Monomorphize, was: Re: Proposal for generalized function partitionin List-library

Lennart Augustsson lennart@mail.augustsson.net
Fri, 18 May 2001 11:02:58 +0200


Josef Svenningsson wrote:

> John,
>
> On Thu, 17 May 2001, John Meacham wrote:
>
> [..]
> > namely that you don't necisarilly know all of the types of polymorphic
> > functions when they are in a module that is compiled seperately from the
> > rest of the program. the solution used by many C++ compilers is to
> > inline all polymorphic code in place (this is why templates are in
> > header files). there is no reason this won't work in haskell and give
> > back all of the speed benefits of base types everwhere (as it would in
> > this example) but has the unfortunate side effect of causing worst case
> > exponential code bloat as every function is re-written for every type
> > combination it is used with.
> >
> This is true in ML but not in Haskell.
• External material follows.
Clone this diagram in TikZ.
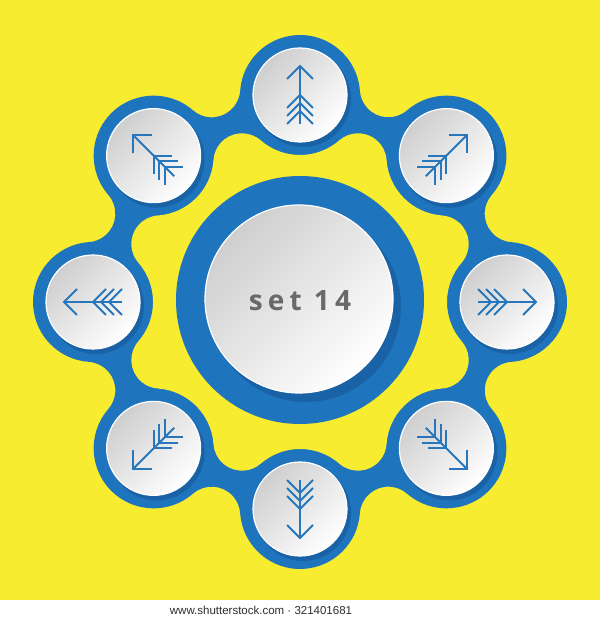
\documentclass[tikz,border=0pt]{standalone}
\usepackage{fontspec}
\usepackage{tikz}
\usetikzlibrary{calc}
\setmainfont{Liberation Sans}
\newfontfamily\badgefont[LetterSpace=18]{Open Sans}
\definecolor{bgyellow}{RGB}{247,236,47}
\definecolor{ringblue}{RGB}{31,116,190}
\definecolor{shadeblue}{RGB}{25,98,165}
\definecolor{arrowblue}{RGB}{40,118,188}
\definecolor{labelgray}{RGB}{105,105,105}
\definecolor{creditgray}{RGB}{45,45,45}

\begin{document}
\begin{tikzpicture}[x=1pt,y=1pt]
	\tikzstyle{every node}=[inner sep=0pt, outer sep=0pt];
	\tikzstyle{disc}=[top color=gray!38, bottom color=white, shading angle=45];
	\tikzstyle{rim}=[white, line width=1.2pt];
	\tikzstyle{dart}=[arrowblue, line width=2pt];
	\useasboundingbox (0,0) rectangle (600,620);
	\fill[white] (0,0) rectangle (600,20);
	\fill[bgyellow] (0,20) rectangle (600,620);

	\pgfmathsetmacro{\ringR}{207}
	\pgfmathsetmacro{\beadR}{60}
	\pgfmathsetmacro{\bandW}{11}
	\pgfmathsetmacro{\halfH}{\ringR*sin(22.5)}
	\pgfmathsetmacro{\filT}{(\halfH*\halfH-(\beadR-\bandW)^2)/(2*(\beadR-\bandW))}
	\pgfmathsetmacro{\filR}{\filT-\bandW}
	\pgfmathsetmacro{\filA}{atan2(\halfH,\filT)}

	\begin{scope}[shift={(300,318)}]
	% chain of beads, outer edge
	\fill[ringblue] ($(0:\ringR)+(-\filA-22.5:\beadR)$)
		\foreach \k in {0,...,7}{
			arc[start angle=\k*45-\filA-22.5, end angle=\k*45+\filA+22.5, radius=\beadR]
			arc[start angle=\k*45+202.5+\filA, end angle=\k*45+202.5-\filA, radius=\filR]
		} -- cycle;
	% inner edge
	\fill[bgyellow] ($(0:\ringR)+(157.5+\filA:\beadR)$)
		\foreach \k in {0,...,7}{
			arc[start angle=\k*45+157.5+\filA, end angle=\k*45+202.5-\filA, radius=\beadR]
			arc[start angle=\k*45+22.5-\filA, end angle=\k*45+22.5+\filA, radius=\filR]
		} -- cycle;

	% big disc
	\fill[ringblue] (0,2) circle (124);
	\fill[shadeblue] (6,-5) circle (95);
	\shade[disc] (-1,3) circle (94);
	\draw[rim] (-1,3) circle (94);
	\node[text=labelgray] (label) at (0,1) {\badgefont\bfseries\fontsize{28}{30}\selectfont set 14};

	% small discs with arrows
	\foreach \k in {0,...,7}{
		\fill[shadeblue] ($(\k*45:\ringR)+(3,-4)$) circle (48);
		\shade[disc] (\k*45:\ringR) circle (47);
		\draw[rim] (\k*45:\ringR) circle (47);
		\begin{scope}[shift={(\k*45:\ringR)}, rotate=\k*45]
			\draw[dart] (-29,0) -- (29,0);
			\draw[dart] (16,13) -- (29,0) -- (16,-13);
			\foreach \v in {0,-8,-16}
				\draw[dart] (\v-13,13) -- (\v,0) -- (\v-13,-13);
		\end{scope}
	}
	\end{scope}

	\node[text=creditgray, font=\fontsize{11.5}{13}\selectfont] (credit) at (261,10) {www.shutterstock.com · 321401681};
\end{tikzpicture}
\end{document}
Haskell has polymorphic recursion
> which makes it impossible to predict statically at what types a function
> will be called. So trying to inline away polymorphism would lead to
> infinite unwindings.

This is true in theory, but in practice most polymorphism can be removed
by inlining.  I'm sure some pragmatic solution with limited inlining would
work quite well.  You'd still need to be able to handle polymorphism without
inlining, of course, so you could cope with the exceptional cases.

Mark Jones did some experiments with this kind of inlining that worked very well.